[Stored dataset items]
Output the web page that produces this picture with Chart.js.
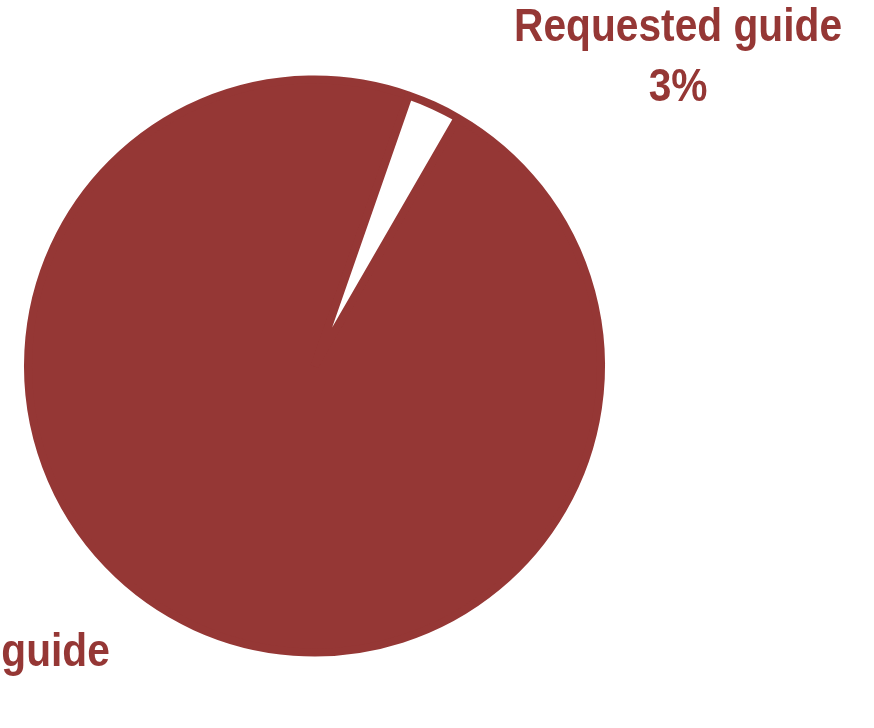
<!DOCTYPE html>
<html>
<head>
<meta charset="utf-8">
<script src="https://cdn.jsdelivr.net/npm/chart.js@4/dist/chart.umd.min.js"></script>
<style>
  html, body { margin: 0; padding: 0; background: #ffffff; }
  #wrap { width: 874px; height: 728px; }
</style>
</head>
<body>
<div id="wrap"><canvas id="c" width="874" height="728"></canvas></div>
<script>
// ---- data ----
const categories = ["Did not request guide", "Requested guide"];
const values = [97, 3];
const percentLabels = ["97%", "3%"];

// ---- style ----
const RED = "#953735";
const sliceFill = [RED, "#ffffff"];
const FONT_SIZE = 46;
const FONT = "bold " + FONT_SIZE + "px 'Liberation Sans', Arial, sans-serif";
const NARROW = 0.885;       // horizontal squeeze to imitate a narrow face
const CAP = 0.716;          // cap-height ratio of the face
// label placement relative to each slice: extra angle (deg) past the slice bisector,
// distance in outer radii, and how the block is anchored
const labelPlacement = [
  { dAngle: 8.5, dist: 1.308, anchor: "right" },
  { dAngle: 24.85, dist: 1.67, anchor: "center" }
];

const labelPlugin = {
  id: "sliceLabels",
  afterDatasetsDraw(chart) {
    const ctx = chart.ctx;
    const meta = chart.getDatasetMeta(0);
    ctx.save();
    ctx.font = FONT;
    ctx.fillStyle = RED;
    ctx.textBaseline = "alphabetic";
    ctx.textAlign = "center";
    const lineH = 60;
    meta.data.forEach((arc, i) => {
      const p = labelPlacement[i];
      const mid = (arc.startAngle + arc.endAngle) / 2 + p.dAngle * Math.PI / 180;
      const r = arc.outerRadius * p.dist;
      let x = arc.x + Math.cos(mid) * r;
      const y = arc.y + Math.sin(mid) * r;
      const lines = [categories[i], percentLabels[i]];
      if (p.anchor === "right") {
        const w = Math.max(...lines.map(t => ctx.measureText(t).width)) * NARROW;
        x -= w / 2;
      }
      const top = y - lineH / 2 * (lines.length - 1);
      lines.forEach((t, k) => {
        ctx.save();
        ctx.translate(x, top + k * lineH + FONT_SIZE * CAP / 2);
        ctx.scale(NARROW, 1);
        ctx.fillText(t, 0, 0);
        ctx.restore();
      });
    });
    ctx.restore();
  }
};

new Chart(document.getElementById("c"), {
  type: "pie",
  data: {
    labels: categories,
    datasets: [{
      data: values,
      backgroundColor: sliceFill,
      borderColor: RED,
      borderWidth: 8
    }]
  },
  options: {
    responsive: false,
    animation: false,
    rotation: 30,
    events: [],
    layout: { padding: { left: 24, top: 75.5, right: 269, bottom: 71.5 } },
    plugins: {
      legend: { display: false },
      tooltip: { enabled: false }
    }
  },
  plugins: [labelPlugin]
});
</script>
</body>
</html>
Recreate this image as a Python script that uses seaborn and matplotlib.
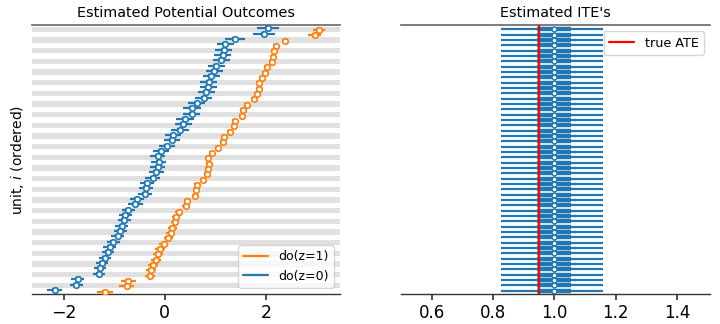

▸ **SET TASK**
Quote the data exactly, leaving every image out of the copy.

▸ **ANSWER BELOW**
Output the web page that produces this picture with Chart.js.
<!DOCTYPE html>
<html>
<head>
<meta charset="utf-8">
<script src="https://cdn.jsdelivr.net/npm/chart.js@4/dist/chart.umd.min.js"></script>
<style>
  html, body { margin: 0; padding: 0; background: #ffffff; }
  #wrap { width: 874px; height: 728px; }
</style>
</head>
<body>
<div id="wrap"><canvas id="c" width="874" height="728"></canvas></div>
<script>
// ---- data ----
const categories = ["Did not request guide", "Requested guide"];
const values = [97, 3];
const percentLabels = ["97%", "3%"];

// ---- style ----
const RED = "#953735";
const sliceFill = [RED, "#ffffff"];
const FONT_SIZE = 46;
const FONT = "bold " + FONT_SIZE + "px 'Liberation Sans', Arial, sans-serif";
const NARROW = 0.885;       // horizontal squeeze to imitate a narrow face
const CAP = 0.716;          // cap-height ratio of the face
// label placement relative to each slice: extra angle (deg) past the slice bisector,
// distance in outer radii, and how the block is anchored
const labelPlacement = [
  { dAngle: 8.5, dist: 1.308, anchor: "right" },
  { dAngle: 24.85, dist: 1.67, anchor: "center" }
];

const labelPlugin = {
  id: "sliceLabels",
  afterDatasetsDraw(chart) {
    const ctx = chart.ctx;
    const meta = chart.getDatasetMeta(0);
    ctx.save();
    ctx.font = FONT;
    ctx.fillStyle = RED;
    ctx.textBaseline = "alphabetic";
    ctx.textAlign = "center";
    const lineH = 60;
    meta.data.forEach((arc, i) => {
      const p = labelPlacement[i];
      const mid = (arc.startAngle + arc.endAngle) / 2 + p.dAngle * Math.PI / 180;
      const r = arc.outerRadius * p.dist;
      let x = arc.x + Math.cos(mid) * r;
      const y = arc.y + Math.sin(mid) * r;
      const lines = [categories[i], percentLabels[i]];
      if (p.anchor === "right") {
        const w = Math.max(...lines.map(t => ctx.measureText(t).width)) * NARROW;
        x -= w / 2;
      }
      const top = y - lineH / 2 * (lines.length - 1);
      lines.forEach((t, k) => {
        ctx.save();
        ctx.translate(x, top + k * lineH + FONT_SIZE * CAP / 2);
        ctx.scale(NARROW, 1);
        ctx.fillText(t, 0, 0);
        ctx.restore();
      });
    });
    ctx.restore();
  }
};

new Chart(document.getElementById("c"), {
  type: "pie",
  data: {
    labels: categories,
    datasets: [{
      data: values,
      backgroundColor: sliceFill,
      borderColor: RED,
      borderWidth: 8
    }]
  },
  options: {
    responsive: false,
    animation: false,
    rotation: 30,
    events: [],
    layout: { padding: { left: 24, top: 75.5, right: 269, bottom: 71.5 } },
    plugins: {
      legend: { display: false },
      tooltip: { enabled: false }
    }
  },
  plugins: [labelPlugin]
});
</script>
</body>
</html>
Recreate this image as a Python script that uses seaborn and matplotlib.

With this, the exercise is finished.